Scientists for the first time described features in the underside of the skull of Tiktaalik roseae, the so-called "walking fish" discovered in the Canadian Arctic in 2004. It is considered an important transitional animal in the evolution of fish into amphibians, the first land-dwelling vertebrates.
The findings showed that the migration from water to land was more complicated than merely having a fish's fins transform into legs, the scientists wrote in the journal Nature.
The head showed changes from more primitive fish that helped adapt to the new feeding and breathing conditions presented by a terrestrial environment, the scientists said. Like some other fish of its time, it had gills and lungs.
"It's not to say that Tiktaalik itself is a terrestrial animal. It spent most of its time in water, for sure," Jason Downs of the Academy of Natural Sciences in Philadelphia, one of the researchers, said in a telephone interview.
"So what it's really demonstrating is that many of these changes that are occurring and things that we once associated with terrestrial life are turning out, in fact, to be adaptations for life in shallow water settings that Tiktaalik might had found himself in," Downs added.
PREDATOR
It likely inhabited the mudflats of freshwater flood plains of a subtropical environment. It was a large aquatic predator, measuring up to 9 feet long, with sharp teeth and a flattened head like a crocodile and unlike primitive fish.

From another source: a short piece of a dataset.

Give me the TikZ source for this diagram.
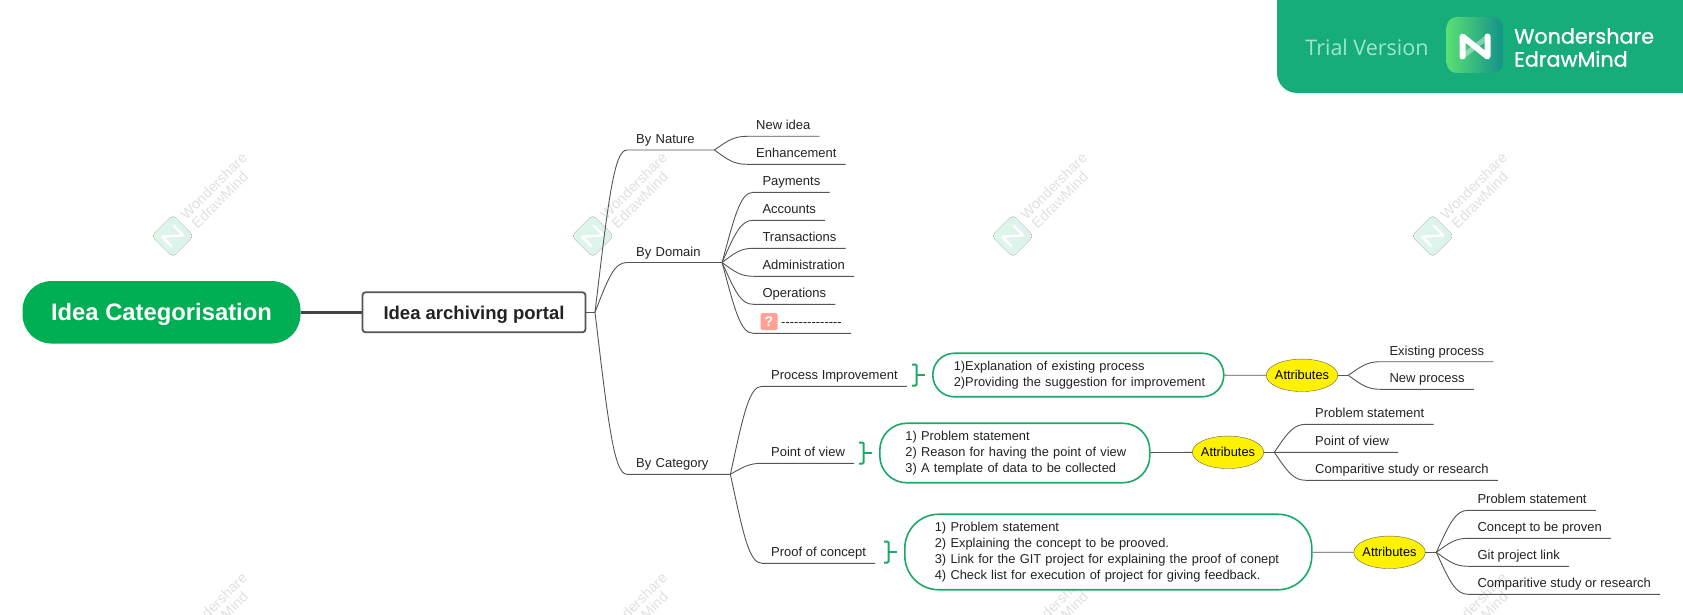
\documentclass[tikz,border=0pt]{standalone}
\usepackage{fontspec}
\setmainfont{Liberation Sans}
\newfontfamily\trialfont{Open Sans}
\newfontfamily\brandfont[FakeBold=1]{Poppins}
\usetikzlibrary{calc,shapes.geometric}
\definecolor{bannergreen}{HTML}{16AD7A}
\definecolor{trialgreen}{HTML}{A0E6CC}
\definecolor{logolight}{HTML}{5ADF73}
\definecolor{logodark}{HTML}{12918A}
\definecolor{rootgreen}{HTML}{00AF54}
\definecolor{pillgreen}{HTML}{1BA968}
\definecolor{inkgray}{HTML}{555555}
\definecolor{textgray}{HTML}{222222}
\definecolor{askred}{HTML}{FFA295}
\definecolor{wmleft}{HTML}{DDF7E8}
\definecolor{wmright}{HTML}{DDF1EF}
\newcommand{\twig}[2]{
  \path ($(#1)!.6!(#2.south west)$) coordinate (tw);
  \draw[branch] (#1) .. controls ($(#1)!.7!(tw |- #2.south west)$) and (tw |- #2.south west) .. (#2.south west) -- (#2.south east);
}
\begin{document}
\begin{tikzpicture}[x=1pt, y=-1pt,
  every node/.style = {font=\fontsize{13}{16}\selectfont, text=textgray},
  branch/.style = {draw=inkgray, line width=.9pt},
  leaf/.style = {anchor=south west, inner xsep=9pt, inner ysep=3.3pt,
    text height=10pt, text depth=3pt},
  pill/.style = {draw=pillgreen, line width=1.6pt, fill=white, anchor=west,
    inner xsep=2pt, inner ysep=0pt, font=\fontsize{12.85}{16}\selectfont},
  attr/.style = {shape=ellipse, draw=black!70!yellow, fill=yellow, inner xsep=-3pt, inner ysep=0pt,
    minimum width=71.5pt, minimum height=32.5pt, text=black, font=\fontsize{12.8}{14}\selectfont},
  brace/.style = {draw=pillgreen, line width=2pt, rounded corners=1pt},
  wmark/.style = {text=black!12, rotate=45, inner sep=0pt,
    font=\fontsize{14.5}{16}\selectfont}]
  \clip (0,0) rectangle (1683,615);
  % watermark grid
  \foreach \wx in {172.7,592.7,1012.7,1432.7}
    \foreach \wy in {236,656} {
      \fill[rounded corners=4pt, left color=wmleft, right color=wmright, shift={(\wx,\wy)}]
        (-21,0) -- (0,-21) -- (21,0) -- (0,21) -- cycle;
      \draw[white, line width=2.4pt, line join=round, shift={(\wx,\wy)}, rotate=45]
        (-8,7) -- (-8,-7) -- (8,7) -- (8,-7);
      \node[wmark] (wmA\wx-\wy) at (\wx+41,\wy-50) {Wondershare};
      \node[wmark] (wmB\wx-\wy) at (\wx+47,\wy-36) {EdrawMind};
    }
  % trial banner
  \fill[bannergreen, rounded corners=20pt] (1277,-40) rectangle (1730,93);
  \node[text=trialgreen, font=\trialfont\fontsize{21.5}{24}\selectfont]
    (trial) at (1367,47) {Trial Version};
  \node[shape=rectangle, rounded corners=10pt, minimum size=56pt, inner sep=0pt, shading angle=-45,
    left color=logolight, right color=logodark]
    (logo) at (1474.7,45) {};
  \draw[white, opacity=.4, line width=5pt] (1487.5,37) -- (1462.5,56.5);
  \draw[white, line width=6pt, line join=round, line cap=round]
    (1462.5,56.5) -- (1462.5,36.5) -- (1487.5,56.5) -- (1487.5,36.5);
  \node[anchor=west, inner sep=0pt, align=left, text=white, font=\brandfont\fontsize{20.7}{23}\selectfont]
    (brand) at (1514,47.5) {Wondershare\\EdrawMind};

  % centre of the map
  \node[shape=rectangle, rounded corners=29pt, fill=rootgreen, minimum width=278pt, minimum height=62.5pt,
    inner sep=0pt, text depth=0pt, text=white, font=\bfseries\fontsize{23.8}{28}\selectfont]
    (root) at (161.5,312.3) {Idea Categorisation};
  \node[shape=rectangle, rounded corners=3pt, draw=inkgray, line width=1.8pt, fill=white,
    minimum width=223pt, minimum height=40pt, inner sep=0pt, text depth=0pt, font=\bfseries\fontsize{18.5}{22}\selectfont]
    (portal) at (474,312.3) {Idea archiving portal};
  \draw[inkgray!80!black, line width=3pt] (root) -- (portal);
  \coordinate (hub) at (595,312.3);
  \draw[branch] (portal) -- (hub);

  % first level
  \node[leaf, text width=69pt] (nature) at (627,150) {By Nature};
  \node[leaf, text width=76.7pt] (domain) at (627,262.5) {By Domain};
  \node[leaf, text width=85pt] (category) at (627,474.3) {By Category};

  \node[leaf] (newidea) at (747,136.3) {New idea};
  \node[leaf] (enhance) at (747,164.3) {Enhancement};

  \node[leaf] (payments) at (753.3,192.3) {Payments};
  \node[leaf] (accounts) at (753.3,220.3) {Accounts};
  \node[leaf] (trans) at (753.3,248.3) {Transactions};
  \node[leaf] (admin) at (753.3,276.3) {Administration};
  \node[leaf] (operations) at (753.3,304.3) {Operations};
  \node[leaf] (blank) at (753.3,333.3) {\hspace*{18.7pt}-{}-{}-{}-{}-{}-{}-{}-{}-{}-{}-{}-{}-{}-};
  \node[shape=rectangle, rounded corners=1.5pt, fill=askred, minimum size=17pt, inner sep=0pt,
    text=white, font=\bfseries\fontsize{14}{16}\selectfont] (qmark) at (769,321.5) {?};

  \node[leaf] (procimp) at (762,386.3) {Process Improvement};
  \node[leaf] (pov) at (762,463.3) {Point of view};
  \node[leaf] (poc) at (762,563.3) {Proof of concept};

  % the three green boxes
  \node[pill, rounded corners=21.5pt, text width=287pt, minimum height=43.5pt]
    (pillA) at (932,375) {\raggedright\leftskip=19pt
      1)Explanation of existing process\\2)Providing the suggestion for improvement\par};
  \node[pill, rounded corners=27pt, text width=266pt, minimum height=59.5pt]
    (pillB) at (879,453) {\raggedright\leftskip=23.6pt
      1) Problem statement\\2) Reason for having the point of view\\3) A template of data to be collected\par};
  \node[pill, rounded corners=34pt, text width=403pt, minimum height=75.5pt]
    (pillC) at (904,552) {\raggedright\leftskip=28pt
      1) Problem statement\\2) Explaining the concept to be prooved.\\3) Link for the GIT project for explaining the proof of conept\\4) Check list for execution of project for giving feedback.\par};

  \foreach \pillname in {pillA,pillB,pillC} {
    \draw[brace] ([shift={(-20,-10.5)}]\pillname.west) -- ++(4.5,0) -- ++(0,21) -- ++(-4.5,0);
    \draw[brace] ([shift={(-15.5,0)}]\pillname.west) -- ++(8,0);
  }

  \node[attr] (attrA) at (1302,375.3) {Attributes};
  \node[attr] (attrB) at (1228,452.3) {Attributes};
  \node[attr] (attrC) at (1389.5,552.3) {Attributes};
  \draw[branch] (pillA) -- (attrA);
  \draw[branch] (pillB) -- (attrB);
  \draw[branch] (pillC) -- (attrC);
  \coordinate (jointA) at (1348.3,375.3);
  \coordinate (jointB) at (1274.3,452.3);
  \coordinate (jointC) at (1436.3,552.3);
  \draw[branch] (attrA) -- (jointA);
  \draw[branch] (attrB) -- (jointB);
  \draw[branch] (attrC) -- (jointC);

  \node[leaf] (existing) at (1380.3,361.7) {Existing process};
  \node[leaf] (newproc) at (1380.3,389.3) {New process};

  \node[leaf] (probB) at (1306,424.3) {Problem statement};
  \node[leaf] (viewB) at (1306,452.3) {Point of view};
  \node[leaf] (studyB) at (1306,480.3) {Comparitive study or research};

  \node[leaf] (probC) at (1468.3,510.3) {Problem statement};
  \node[leaf] (provenC) at (1468.3,538.3) {Concept to be proven};
  \node[leaf] (gitC) at (1468.3,566.3) {Git project link};
  \node[leaf] (studyC) at (1468.3,594.3) {Comparitive study or research};

  % underlined branches
  \foreach \src/\kid in {hub/nature, hub/domain, hub/category,
      nature.south east/newidea, nature.south east/enhance,
      domain.south east/payments, domain.south east/accounts, domain.south east/trans,
      domain.south east/admin, domain.south east/operations, domain.south east/blank,
      category.south east/procimp, category.south east/pov, category.south east/poc,
      jointA/existing, jointA/newproc,
      jointB/probB, jointB/viewB, jointB/studyB,
      jointC/probC, jointC/provenC, jointC/gitC, jointC/studyC}
    {\twig{\src}{\kid}}
\end{tikzpicture}
\end{document}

It may have been able to exit the water for short jaunts on land.
"Fish in the water, insects on land -- it could feed on all of those if you look at the skull," said Neil Shubin of the University of Chicago, another of the researchers.

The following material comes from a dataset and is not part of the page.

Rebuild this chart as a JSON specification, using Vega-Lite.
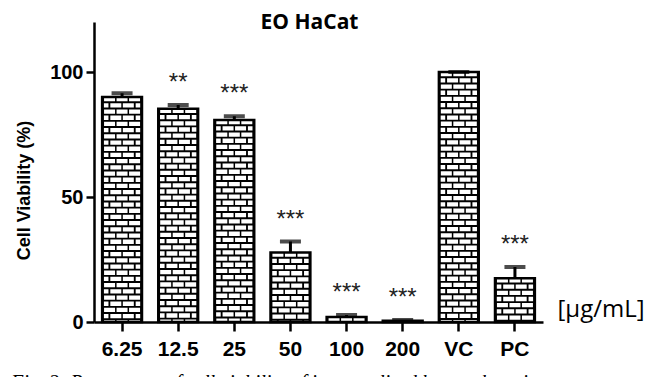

Tiktaalik is seen as a forerunner of all land vertebrates including amphibians, reptiles, mammals and eventually people.
The scientists described key features in its head and braincase and the decline in size of a bone called the hyomandibula. In fish, this bone links the braincase, roof of the mouth and gill structures and coordinates their motions during underwater feeding and respiration.
As land animals evolved, the hyomandibula eventually became the stapes, one of the tiny bones in the middle ear.

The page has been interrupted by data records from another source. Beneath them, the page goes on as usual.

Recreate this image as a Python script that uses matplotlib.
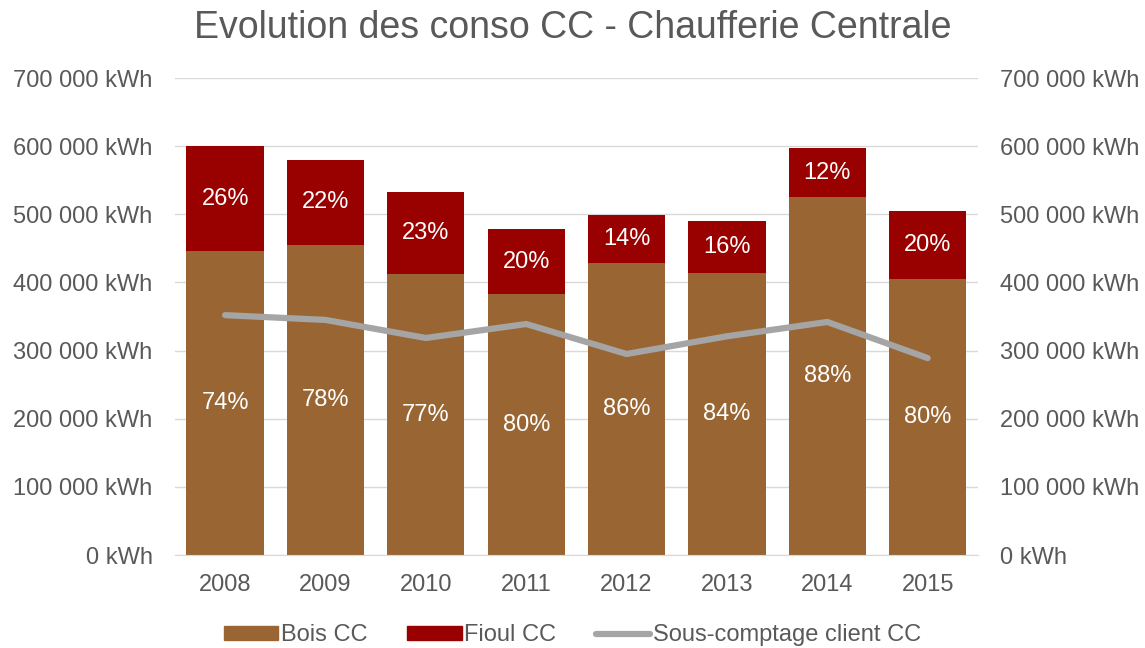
import matplotlib.pyplot as plt
from matplotlib.ticker import FuncFormatter
from matplotlib.lines import Line2D
from matplotlib.patches import Patch

plt.rcParams['font.family'] = ['Liberation Sans', 'DejaVu Sans']

years = ['2008', '2009', '2010', '2011', '2012', '2013', '2014', '2015']
bois = [446000, 455000, 412000, 383000, 428500, 414000, 525000, 405000]
fioul = [154000, 125000, 120700, 95400, 70500, 76300, 72000, 100000]
sous_comptage = [352000, 345000, 318500, 339000, 295000, 321000, 342000, 289000]

c_bois = '#996633'
c_fioul = '#990000'
c_line = '#A5A5A5'
c_text = '#595959'

fig = plt.figure(figsize=(11.45, 6.48), dpi=100)
ax = fig.add_axes([0.1528, 0.1435, 0.7012, 0.7361])

x = list(range(len(years)))
ax.bar(x, bois, width=0.77, color=c_bois, zorder=2)
ax.bar(x, fioul, width=0.77, bottom=bois, color=c_fioul, zorder=2)
ax.plot(x, sous_comptage, color=c_line, lw=4.5, solid_capstyle='round', zorder=3)

for i in range(len(years)):
    total = bois[i] + fioul[i]
    pb = round(bois[i] / total * 100)
    pf = 100 - pb
    ax.text(i, bois[i] / 2, f'{pb}%', ha='center', va='center', color='white', fontsize=17, zorder=4)
    ax.text(i, bois[i] + fioul[i] / 2, f'{pf}%', ha='center', va='center', color='white', fontsize=17, zorder=4)

fmt = FuncFormatter(lambda v, p: f'{int(v):,} kWh'.replace(',', ' '))
ax.set_ylim(0, 700000)
ax.set_xlim(-0.5, len(years) - 0.5)
ax.set_yticks(range(0, 700001, 100000))
ax.yaxis.set_major_formatter(fmt)
ax.set_xticks(x)
ax.set_xticklabels(years)
ax.grid(axis='y', color='#D9D9D9', lw=1, zorder=0)
for s in ['top', 'left', 'right']:
    ax.spines[s].set_visible(False)
ax.spines['bottom'].set_color('#D9D9D9')
ax.tick_params(axis='both', length=0, labelsize=17, colors=c_text)
ax.tick_params(axis='y', pad=16)
ax.tick_params(axis='x', pad=14)

ax2 = ax.twinx()
ax2.set_ylim(0, 700000)
ax2.set_yticks(range(0, 700001, 100000))
ax2.yaxis.set_major_formatter(fmt)
for s in ax2.spines.values():
    s.set_visible(False)
ax2.tick_params(axis='y', length=0, labelsize=17, colors=c_text, pad=16)

fig.suptitle('Evolution des conso CC - Chaufferie Centrale', fontsize=27, color=c_text, y=0.985)

handles = [Patch(color=c_bois), Patch(color=c_fioul), Line2D([], [], color=c_line, lw=4.5, solid_capstyle='round')]
fig.legend(handles, ['Bois CC', 'Fioul CC', 'Sous-comptage client CC'], loc='lower center',
           bbox_to_anchor=(0.5, -0.03), ncol=3, frameon=False, fontsize=17, labelcolor=c_text,
           handlelength=2.3, handleheight=0.5, handletextpad=0.1, columnspacing=1.7)

fig.savefig('out.png', dpi=100)
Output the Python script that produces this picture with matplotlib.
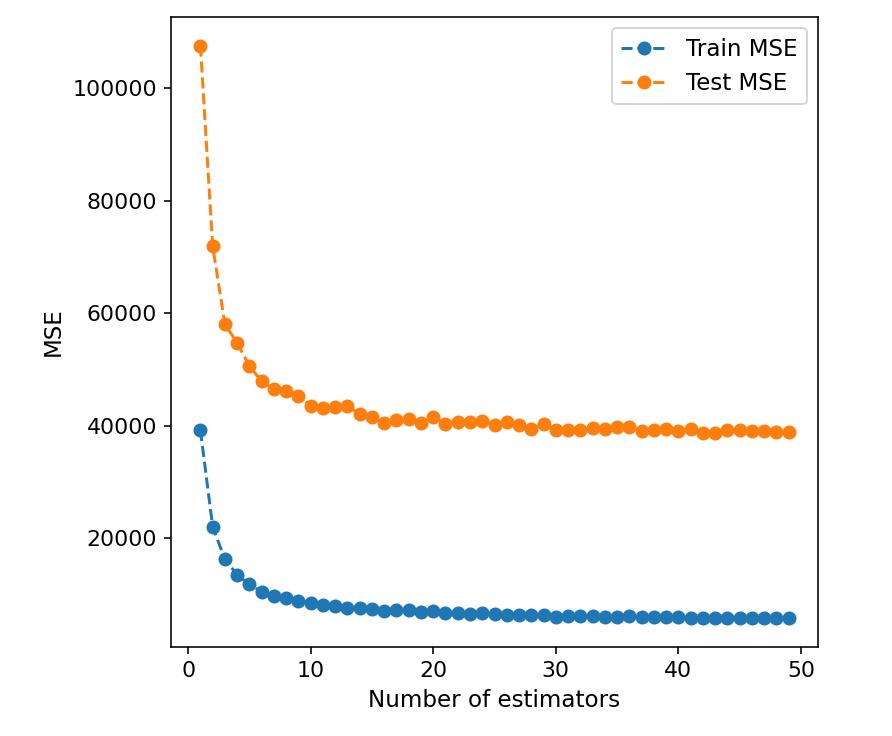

Tiktaalik has features of some of the more primitive fish it lived with as well as features of the first four-legged amphibians that lived on land. Its fins had discernible wrists and elbows in an evolutionary step toward legs that could be used to walk around on dry land.
The underside of the skull remained encased in rock at the time Tiktaalik's discovery was announced. Using a needle to remove rock grain by grain under a microscope, scientists have painstakingly studied the inside of the creature's skull.